Consideration of Breach of Contract
The court then turned to the breach of contract counterclaim. To succeed, defendants needed to prove the existence of a contract, a breach, their performance under the contract, and resulting damages. Although the existence of a contract was acknowledged, the court found that defendants did not provide proof that they had fulfilled their obligations under the contracts. Furthermore, the court noted that defendants failed to demonstrate any damages incurred as a result of the alleged breach by the plaintiff. The court emphasized that without evidence of damages, the breach of contract claim could not survive. Thus, it concluded that summary judgment was warranted on this counterclaim as well, due to the defendants' inability to meet the necessary burden of proof.
Analysis of Implied Covenant of Good Faith and Fair Dealing
The court also assessed the counterclaim concerning the breach of the implied covenant of good faith and fair dealing, which requires proof of damages resulting from the breach.

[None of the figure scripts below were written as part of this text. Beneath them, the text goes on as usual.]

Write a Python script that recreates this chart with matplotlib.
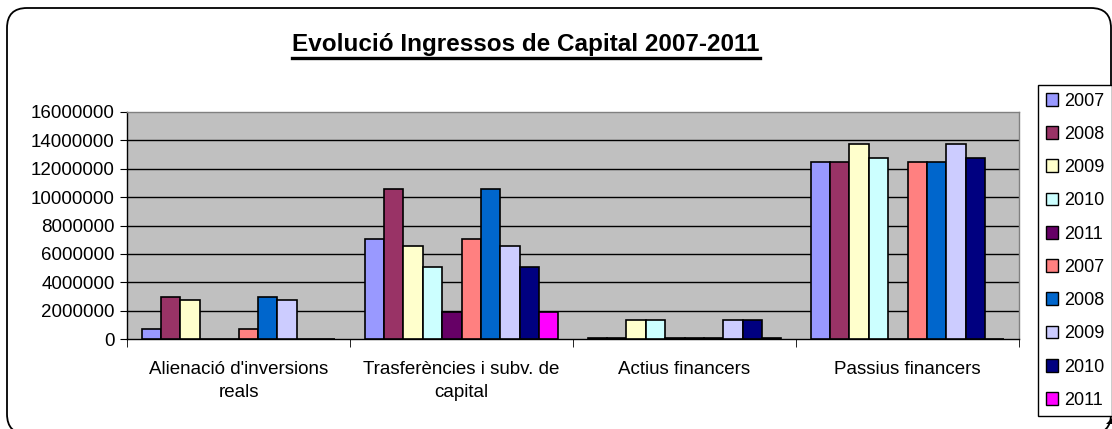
import matplotlib.pyplot as plt
import numpy as np
from matplotlib.patches import FancyBboxPatch, Patch, Polygon
from matplotlib.lines import Line2D

plt.rcParams['font.family'] = ['Liberation Sans', 'DejaVu Sans']

# dades
categories = ["Alienació d'inversions\nreals", "Trasferències i subv. de\ncapital",
              "Actius financers", "Passius financers"]
series_labels = ["2007", "2008", "2009", "2010", "2011",
                 "2007", "2008", "2009", "2010", "2011"]

v2007a = [730000, 7040000, 50000, 12500000]
v2008a = [2960000, 10540000, 50000, 12500000]
v2009a = [2720000, 6570000, 1360000, 13750000]
v2010a = [0, 5070000, 1360000, 12750000]
v2011a = [0, 1880000, 50000, 0]
v2007b = [730000, 7040000, 50000, 12500000]
v2008b = [2960000, 10540000, 50000, 12500000]
v2009b = [2720000, 6570000, 1360000, 13750000]
v2010b = [0, 5070000, 1360000, 12750000]
v2011b = [0, 1880000, 50000, 0]

all_values = [v2007a, v2008a, v2009a, v2010a, v2011a,
              v2007b, v2008b, v2009b, v2010b, v2011b]
colors = ["#9999FF", "#993366", "#FFFFCC", "#CCFFFF", "#660066",
          "#FF8080", "#0066CC", "#CCCCFF", "#000080", "#FF00FF"]

W, H = 1112, 429
fig = plt.figure(figsize=(W / 100, H / 100), dpi=100)

# fons amb la vora arrodonida
bg = fig.add_axes([0, 0, 1, 1], zorder=-5)
bg.set_xlim(0, W)
bg.set_ylim(H, 0)
bg.axis("off")
bg.add_patch(FancyBboxPatch((7, 8), 1104, 426, boxstyle="round,pad=0,rounding_size=20",
                            facecolor="white", edgecolor="black", lw=1.3))

ax = fig.add_axes([127 / W, 1 - 339 / H, (1019 - 127) / W, (339 - 112) / H])
ax.set_facecolor("#C0C0C0")

n = len(all_values)
w = 1 / 11.5
x = np.arange(len(categories))
for i, vals in enumerate(all_values):
    ax.bar(x + (i - (n - 1) / 2) * w, vals, width=w, color=colors[i],
           edgecolor="black", linewidth=1.2, zorder=3)

ax.set_ylim(0, 16000000)
ax.set_xlim(-0.5, len(categories) - 0.5)
yt = np.arange(0, 16000001, 2000000)
ax.set_yticks(yt)
ax.set_yticklabels([str(v) for v in yt], fontsize=13.5)
for v in yt[1:-1]:
    ax.axhline(v, color="black", lw=1, zorder=1)

ax.set_xticks(x)
ax.set_xticklabels(categories, fontsize=13.5, linespacing=1.45)
ax.set_xticks(np.arange(-0.5, len(categories)), minor=True)
ax.tick_params(axis="x", which="major", length=0, pad=16)
ax.tick_params(axis="x", which="minor", length=6, direction="out", color="black")
ax.tick_params(axis="y", length=5, direction="out", color="black", pad=4)

ax.spines["left"].set_color("black")
ax.spines["bottom"].set_color("black")
ax.spines["top"].set_color("#808080")
ax.spines["right"].set_color("#808080")
for s in ax.spines.values():
    s.set_linewidth(1)

t = fig.text(526 / W, 1 - 44 / H, "Evolució Ingressos de Capital 2007-2011",
             fontsize=17.5, fontweight="bold", ha="center", va="center")
fig.canvas.draw()
bb = t.get_window_extent()
bg.add_line(Line2D([bb.x0, bb.x1], [58, 58], color="black", lw=2.4))

handles = [Patch(facecolor=c, edgecolor="black", lw=1) for c in colors]
leg = fig.legend(handles, series_labels, loc="upper left",
                 bbox_to_anchor=(1038 / W, 1 - 85 / H), fontsize=13,
                 frameon=True, fancybox=False, edgecolor="black", framealpha=1,
                 handlelength=0.7, handleheight=0.7, handletextpad=0.3,
                 labelspacing=0.9, borderpad=0.42, borderaxespad=0)
leg.get_frame().set_linewidth(1)

# petita ombra a la cantonada de la llegenda
bg.add_patch(Polygon([[1106, 424], [1112, 424], [1112, 418]], closed=True,
                     facecolor="black", edgecolor="none"))

fig.savefig("out.png", dpi=100)
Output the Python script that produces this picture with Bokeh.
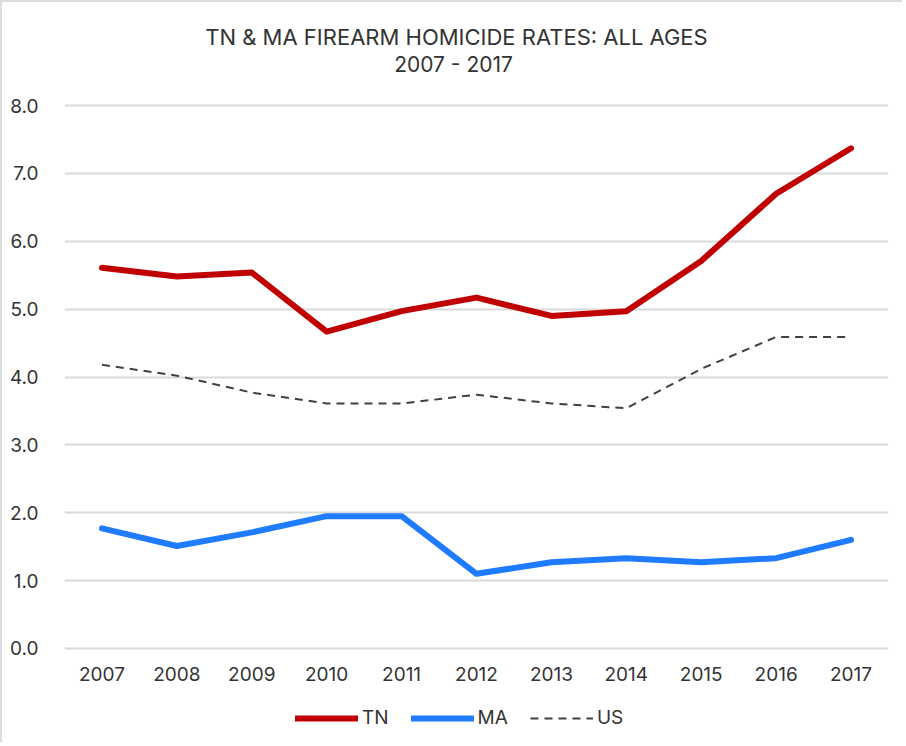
from bokeh.plotting import figure
from bokeh.layouts import column
from bokeh.models import (FactorRange, Range1d, FixedTicker, NumeralTickFormatter,
                          Legend, LegendItem, ColumnDataSource)
from bokeh.core.properties import value
from bokeh.embed import file_html
from bokeh.resources import INLINE

years = ["2007", "2008", "2009", "2010", "2011", "2012", "2013", "2014", "2015", "2016", "2017"]
tn = [5.61, 5.48, 5.54, 4.67, 4.97, 5.17, 4.90, 4.97, 5.71, 6.70, 7.37]
ma = [1.77, 1.51, 1.71, 1.95, 1.95, 1.10, 1.27, 1.33, 1.27, 1.33, 1.60]
us = [4.18, 4.02, 3.77, 3.61, 3.61, 3.74, 3.61, 3.54, 4.12, 4.59, 4.59]
y_ticks = [0, 1, 2, 3, 4, 5, 6, 7, 8]
series_names = ["TN", "MA", "US"]
title_text = "TN & MA FIREARM HOMICIDE RATES: ALL AGES"
subtitle_text = "2007 - 2017"

FONT = "Inter"
TXT = "#333333"
GRAY = "#dcdcdc"
BORDER = {"border-left": "2px solid " + GRAY}
W = 902

# ---- title strip (frame aligned with main chart frame: page x 64..888) ----
tp = figure(width=W, height=95, output_backend="svg", toolbar_location=None,
            x_range=Range1d(64, 888), y_range=Range1d(95, 0),
            x_axis_type=None, y_axis_type=None, min_border=0)
tp.grid.visible = False
tp.outline_line_color = None
tp.styles = {"border-left": "2px solid " + GRAY, "border-top": "2px solid " + GRAY}
tp.text(x=[456], y=[34], text=[title_text], text_align="center", text_baseline="middle",
        text_font=value(FONT), text_font_size="22px", text_color=TXT)
tp.text(x=[453], y=[62], text=[subtitle_text], text_align="center", text_baseline="middle",
        text_font=value(FONT), text_font_size="21px", text_color=TXT)

# ---- main chart ----
src = ColumnDataSource(dict(year=years, tn=tn, ma=ma, us=us))
p = figure(width=W, height=600, output_backend="svg", toolbar_location=None,
           x_range=FactorRange(*years, range_padding=0),
           y_range=Range1d(-0.03, 8.03),
           min_border_left=62, min_border_right=16,
           min_border_top=8, min_border_bottom=45)
p.styles = BORDER
p.outline_line_color = None
p.xgrid.grid_line_color = None
p.ygrid.grid_line_color = "#d9d9d9"
p.ygrid.grid_line_width = 2
p.yaxis.ticker = FixedTicker(ticks=y_ticks)
p.yaxis.formatter = NumeralTickFormatter(format="0.0")
for ax in (p.xaxis[0], p.yaxis[0]):
    ax.axis_line_color = None
    ax.major_tick_line_color = None
    ax.minor_tick_line_color = None
    ax.major_label_text_font = FONT
    ax.major_label_text_font_size = "19px"
    ax.major_label_text_color = TXT
p.yaxis.major_label_standoff = 20
p.xaxis.major_label_standoff = 10

TN_STYLE = dict(line_color="#C00000", line_width=6, line_join="round", line_cap="round")
MA_STYLE = dict(line_color="#1F7BFF", line_width=6, line_join="round", line_cap="round")
US_STYLE = dict(line_color="#404040", line_width=2, line_dash="8 6")

p.line("year", "tn", source=src, **TN_STYLE)
p.line("year", "ma", source=src, **MA_STYLE)
p.line("year", "us", source=src, **US_STYLE)

# ---- legend strip ----
lp = figure(width=W, height=47, output_backend="svg", toolbar_location=None,
            x_range=Range1d(0, 1), y_range=Range1d(0, 1),
            x_axis_type=None, y_axis_type=None, min_border=0)
lp.grid.visible = False
lp.outline_line_color = None
lp.styles = BORDER
off = [-5, -4]  # legend proxies kept outside the visible range
l1 = lp.line(x=off, y=off, **TN_STYLE)
l2 = lp.line(x=off, y=off, **MA_STYLE)
l3 = lp.line(x=off, y=off, **US_STYLE)
legend = Legend(items=[LegendItem(label=n, renderers=[r]) for n, r in zip(series_names, [l1, l2, l3])],
                orientation="horizontal", location=(231, 13),
                label_text_font=FONT, label_text_font_size="19px",
                label_text_color=TXT, glyph_width=63, glyph_height=20,
                label_standoff=4, spacing=22, border_line_color=None,
                background_fill_alpha=0, padding=0, margin=0)
lp.add_layout(legend, "center")

layout = column(tp, p, lp, spacing=0)
open("out.html", "w").write(file_html(layout, INLINE))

The court reiterated that defendants had not presented any competent evidence to demonstrate how the plaintiff's conduct harmed their interests under the contracts. It stated that the plaintiff's belief that he was entitled to enforce his security interest in the accounts receivable did not indicate bad faith or ill motive. Since defendants failed to establish any damages or bad faith by the plaintiff, the court ruled that summary judgment was appropriate for this counterclaim as well.
Evaluation of Fraudulent Inducement
Finally, the court evaluated the counterclaim for fraudulent inducement, which required defendants to prove several elements, including reliance and damages. The court found that defendants did not provide sufficient evidence to establish reasonable reliance on any alleged misrepresentation by the plaintiff. Specifically, there was no proof that had the plaintiff waited to declare a default, the defendants would have been able to repay their debts. The court also noted that, as previously discussed, the defendants failed to prove any damages resulting from the plaintiff's actions. Consequently, the court determined that summary judgment was warranted on the fraudulent inducement counterclaim due to the defendants' failure to meet their burden of proof on essential elements of their claims.